## Task objective
Produce an exact transcription of the listing below, omitting the pictures.

## Information provided
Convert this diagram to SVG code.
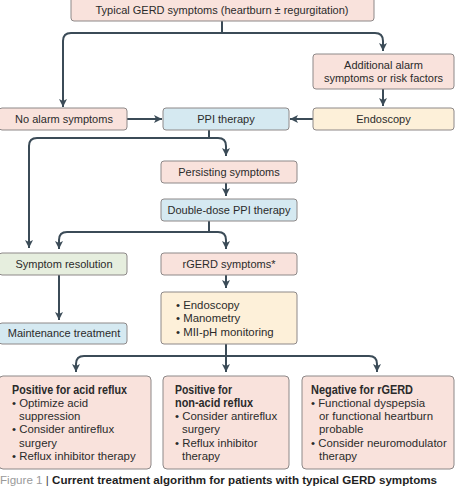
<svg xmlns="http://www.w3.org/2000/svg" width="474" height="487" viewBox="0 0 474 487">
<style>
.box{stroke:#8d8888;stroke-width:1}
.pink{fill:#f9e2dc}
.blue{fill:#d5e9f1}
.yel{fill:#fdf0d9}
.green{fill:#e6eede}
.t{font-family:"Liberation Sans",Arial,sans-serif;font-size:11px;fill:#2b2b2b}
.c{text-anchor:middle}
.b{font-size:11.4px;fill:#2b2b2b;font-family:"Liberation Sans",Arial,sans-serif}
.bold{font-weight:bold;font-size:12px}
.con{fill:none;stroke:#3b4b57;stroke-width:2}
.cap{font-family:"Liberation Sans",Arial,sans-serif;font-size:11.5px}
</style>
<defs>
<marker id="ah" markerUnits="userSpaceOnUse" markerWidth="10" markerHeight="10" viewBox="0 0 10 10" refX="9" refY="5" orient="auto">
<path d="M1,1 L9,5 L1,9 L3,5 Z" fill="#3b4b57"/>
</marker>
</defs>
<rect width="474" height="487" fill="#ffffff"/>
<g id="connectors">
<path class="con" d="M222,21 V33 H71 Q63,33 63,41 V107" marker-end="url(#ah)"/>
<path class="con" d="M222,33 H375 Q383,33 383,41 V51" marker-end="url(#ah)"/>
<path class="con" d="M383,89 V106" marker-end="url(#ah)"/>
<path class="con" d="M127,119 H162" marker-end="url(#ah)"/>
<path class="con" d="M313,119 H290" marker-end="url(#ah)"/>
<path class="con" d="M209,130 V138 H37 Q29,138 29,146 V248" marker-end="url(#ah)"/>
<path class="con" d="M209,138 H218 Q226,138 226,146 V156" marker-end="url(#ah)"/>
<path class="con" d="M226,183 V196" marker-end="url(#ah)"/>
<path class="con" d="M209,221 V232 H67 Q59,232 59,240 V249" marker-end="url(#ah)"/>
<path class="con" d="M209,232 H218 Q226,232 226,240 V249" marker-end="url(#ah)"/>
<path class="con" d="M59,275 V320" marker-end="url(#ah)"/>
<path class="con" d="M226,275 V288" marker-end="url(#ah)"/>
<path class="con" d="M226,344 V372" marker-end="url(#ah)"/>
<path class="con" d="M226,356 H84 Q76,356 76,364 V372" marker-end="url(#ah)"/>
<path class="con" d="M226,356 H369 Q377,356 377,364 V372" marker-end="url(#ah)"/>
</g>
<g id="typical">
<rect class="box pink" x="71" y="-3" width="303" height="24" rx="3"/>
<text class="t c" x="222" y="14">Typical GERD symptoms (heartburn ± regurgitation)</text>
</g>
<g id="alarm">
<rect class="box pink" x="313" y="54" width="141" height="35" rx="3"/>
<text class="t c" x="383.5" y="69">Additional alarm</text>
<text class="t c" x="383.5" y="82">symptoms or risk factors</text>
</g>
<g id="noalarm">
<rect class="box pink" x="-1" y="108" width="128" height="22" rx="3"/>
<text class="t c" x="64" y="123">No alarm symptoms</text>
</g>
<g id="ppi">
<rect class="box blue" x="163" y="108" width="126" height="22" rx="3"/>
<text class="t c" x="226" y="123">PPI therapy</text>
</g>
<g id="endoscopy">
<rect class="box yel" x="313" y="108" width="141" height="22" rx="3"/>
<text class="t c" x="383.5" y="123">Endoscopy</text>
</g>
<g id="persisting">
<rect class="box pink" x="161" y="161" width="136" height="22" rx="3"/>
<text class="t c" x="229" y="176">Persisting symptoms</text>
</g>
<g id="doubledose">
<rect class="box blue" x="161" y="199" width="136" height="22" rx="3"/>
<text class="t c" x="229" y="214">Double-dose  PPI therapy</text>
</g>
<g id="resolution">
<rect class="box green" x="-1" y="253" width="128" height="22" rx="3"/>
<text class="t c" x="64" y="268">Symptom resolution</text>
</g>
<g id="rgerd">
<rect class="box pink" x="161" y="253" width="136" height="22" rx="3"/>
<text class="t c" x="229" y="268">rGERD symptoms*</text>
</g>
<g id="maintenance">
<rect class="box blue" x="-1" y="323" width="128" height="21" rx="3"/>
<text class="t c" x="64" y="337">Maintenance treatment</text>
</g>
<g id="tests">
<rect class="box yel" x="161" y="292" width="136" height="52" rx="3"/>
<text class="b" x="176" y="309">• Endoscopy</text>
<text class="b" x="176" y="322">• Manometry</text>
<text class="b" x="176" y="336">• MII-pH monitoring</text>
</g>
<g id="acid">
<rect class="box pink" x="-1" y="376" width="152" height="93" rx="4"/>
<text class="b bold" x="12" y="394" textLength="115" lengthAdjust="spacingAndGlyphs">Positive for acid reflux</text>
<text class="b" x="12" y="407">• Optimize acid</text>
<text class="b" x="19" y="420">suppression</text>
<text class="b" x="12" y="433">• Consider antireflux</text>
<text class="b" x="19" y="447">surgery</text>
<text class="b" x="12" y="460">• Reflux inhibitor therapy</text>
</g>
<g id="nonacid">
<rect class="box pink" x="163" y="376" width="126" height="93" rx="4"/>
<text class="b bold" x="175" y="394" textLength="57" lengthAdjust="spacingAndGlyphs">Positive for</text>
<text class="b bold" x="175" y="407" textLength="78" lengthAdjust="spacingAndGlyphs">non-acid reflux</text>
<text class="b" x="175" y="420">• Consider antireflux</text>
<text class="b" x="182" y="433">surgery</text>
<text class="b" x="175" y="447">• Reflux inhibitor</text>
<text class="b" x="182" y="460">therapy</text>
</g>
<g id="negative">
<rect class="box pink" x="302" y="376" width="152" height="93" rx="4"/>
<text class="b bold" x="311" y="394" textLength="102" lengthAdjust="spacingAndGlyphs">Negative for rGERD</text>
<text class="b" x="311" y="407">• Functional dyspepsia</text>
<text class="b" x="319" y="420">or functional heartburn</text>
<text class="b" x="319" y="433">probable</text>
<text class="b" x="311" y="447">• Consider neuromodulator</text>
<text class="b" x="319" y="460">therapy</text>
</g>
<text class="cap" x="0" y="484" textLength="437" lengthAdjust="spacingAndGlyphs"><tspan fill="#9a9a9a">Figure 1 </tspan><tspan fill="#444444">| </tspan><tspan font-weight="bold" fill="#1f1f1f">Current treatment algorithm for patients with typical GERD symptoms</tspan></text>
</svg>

## Worked solution
Convert this diagram to SVG code.
<svg xmlns="http://www.w3.org/2000/svg" width="474" height="487" viewBox="0 0 474 487">
<style>
.box{stroke:#8d8888;stroke-width:1}
.pink{fill:#f9e2dc}
.blue{fill:#d5e9f1}
.yel{fill:#fdf0d9}
.green{fill:#e6eede}
.t{font-family:"Liberation Sans",Arial,sans-serif;font-size:11px;fill:#2b2b2b}
.c{text-anchor:middle}
.b{font-size:11.4px;fill:#2b2b2b;font-family:"Liberation Sans",Arial,sans-serif}
.bold{font-weight:bold;font-size:12px}
.con{fill:none;stroke:#3b4b57;stroke-width:2}
.cap{font-family:"Liberation Sans",Arial,sans-serif;font-size:11.5px}
</style>
<defs>
<marker id="ah" markerUnits="userSpaceOnUse" markerWidth="10" markerHeight="10" viewBox="0 0 10 10" refX="9" refY="5" orient="auto">
<path d="M1,1 L9,5 L1,9 L3,5 Z" fill="#3b4b57"/>
</marker>
</defs>
<rect width="474" height="487" fill="#ffffff"/>
<g id="connectors">
<path class="con" d="M222,21 V33 H71 Q63,33 63,41 V107" marker-end="url(#ah)"/>
<path class="con" d="M222,33 H375 Q383,33 383,41 V51" marker-end="url(#ah)"/>
<path class="con" d="M383,89 V106" marker-end="url(#ah)"/>
<path class="con" d="M127,119 H162" marker-end="url(#ah)"/>
<path class="con" d="M313,119 H290" marker-end="url(#ah)"/>
<path class="con" d="M209,130 V138 H37 Q29,138 29,146 V248" marker-end="url(#ah)"/>
<path class="con" d="M209,138 H218 Q226,138 226,146 V156" marker-end="url(#ah)"/>
<path class="con" d="M226,183 V196" marker-end="url(#ah)"/>
<path class="con" d="M209,221 V232 H67 Q59,232 59,240 V249" marker-end="url(#ah)"/>
<path class="con" d="M209,232 H218 Q226,232 226,240 V249" marker-end="url(#ah)"/>
<path class="con" d="M59,275 V320" marker-end="url(#ah)"/>
<path class="con" d="M226,275 V288" marker-end="url(#ah)"/>
<path class="con" d="M226,344 V372" marker-end="url(#ah)"/>
<path class="con" d="M226,356 H84 Q76,356 76,364 V372" marker-end="url(#ah)"/>
<path class="con" d="M226,356 H369 Q377,356 377,364 V372" marker-end="url(#ah)"/>
</g>
<g id="typical">
<rect class="box pink" x="71" y="-3" width="303" height="24" rx="3"/>
<text class="t c" x="222" y="14">Typical GERD symptoms (heartburn ± regurgitation)</text>
</g>
<g id="alarm">
<rect class="box pink" x="313" y="54" width="141" height="35" rx="3"/>
<text class="t c" x="383.5" y="69">Additional alarm</text>
<text class="t c" x="383.5" y="82">symptoms or risk factors</text>
</g>
<g id="noalarm">
<rect class="box pink" x="-1" y="108" width="128" height="22" rx="3"/>
<text class="t c" x="64" y="123">No alarm symptoms</text>
</g>
<g id="ppi">
<rect class="box blue" x="163" y="108" width="126" height="22" rx="3"/>
<text class="t c" x="226" y="123">PPI therapy</text>
</g>
<g id="endoscopy">
<rect class="box yel" x="313" y="108" width="141" height="22" rx="3"/>
<text class="t c" x="383.5" y="123">Endoscopy</text>
</g>
<g id="persisting">
<rect class="box pink" x="161" y="161" width="136" height="22" rx="3"/>
<text class="t c" x="229" y="176">Persisting symptoms</text>
</g>
<g id="doubledose">
<rect class="box blue" x="161" y="199" width="136" height="22" rx="3"/>
<text class="t c" x="229" y="214">Double-dose  PPI therapy</text>
</g>
<g id="resolution">
<rect class="box green" x="-1" y="253" width="128" height="22" rx="3"/>
<text class="t c" x="64" y="268">Symptom resolution</text>
</g>
<g id="rgerd">
<rect class="box pink" x="161" y="253" width="136" height="22" rx="3"/>
<text class="t c" x="229" y="268">rGERD symptoms*</text>
</g>
<g id="maintenance">
<rect class="box blue" x="-1" y="323" width="128" height="21" rx="3"/>
<text class="t c" x="64" y="337">Maintenance treatment</text>
</g>
<g id="tests">
<rect class="box yel" x="161" y="292" width="136" height="52" rx="3"/>
<text class="b" x="176" y="309">• Endoscopy</text>
<text class="b" x="176" y="322">• Manometry</text>
<text class="b" x="176" y="336">• MII-pH monitoring</text>
</g>
<g id="acid">
<rect class="box pink" x="-1" y="376" width="152" height="93" rx="4"/>
<text class="b bold" x="12" y="394" textLength="115" lengthAdjust="spacingAndGlyphs">Positive for acid reflux</text>
<text class="b" x="12" y="407">• Optimize acid</text>
<text class="b" x="19" y="420">suppression</text>
<text class="b" x="12" y="433">• Consider antireflux</text>
<text class="b" x="19" y="447">surgery</text>
<text class="b" x="12" y="460">• Reflux inhibitor therapy</text>
</g>
<g id="nonacid">
<rect class="box pink" x="163" y="376" width="126" height="93" rx="4"/>
<text class="b bold" x="175" y="394" textLength="57" lengthAdjust="spacingAndGlyphs">Positive for</text>
<text class="b bold" x="175" y="407" textLength="78" lengthAdjust="spacingAndGlyphs">non-acid reflux</text>
<text class="b" x="175" y="420">• Consider antireflux</text>
<text class="b" x="182" y="433">surgery</text>
<text class="b" x="175" y="447">• Reflux inhibitor</text>
<text class="b" x="182" y="460">therapy</text>
</g>
<g id="negative">
<rect class="box pink" x="302" y="376" width="152" height="93" rx="4"/>
<text class="b bold" x="311" y="394" textLength="102" lengthAdjust="spacingAndGlyphs">Negative for rGERD</text>
<text class="b" x="311" y="407">• Functional dyspepsia</text>
<text class="b" x="319" y="420">or functional heartburn</text>
<text class="b" x="319" y="433">probable</text>
<text class="b" x="311" y="447">• Consider neuromodulator</text>
<text class="b" x="319" y="460">therapy</text>
</g>
<text class="cap" x="0" y="484" textLength="437" lengthAdjust="spacingAndGlyphs"><tspan fill="#9a9a9a">Figure 1 </tspan><tspan fill="#444444">| </tspan><tspan font-weight="bold" fill="#1f1f1f">Current treatment algorithm for patients with typical GERD symptoms</tspan></text>
</svg>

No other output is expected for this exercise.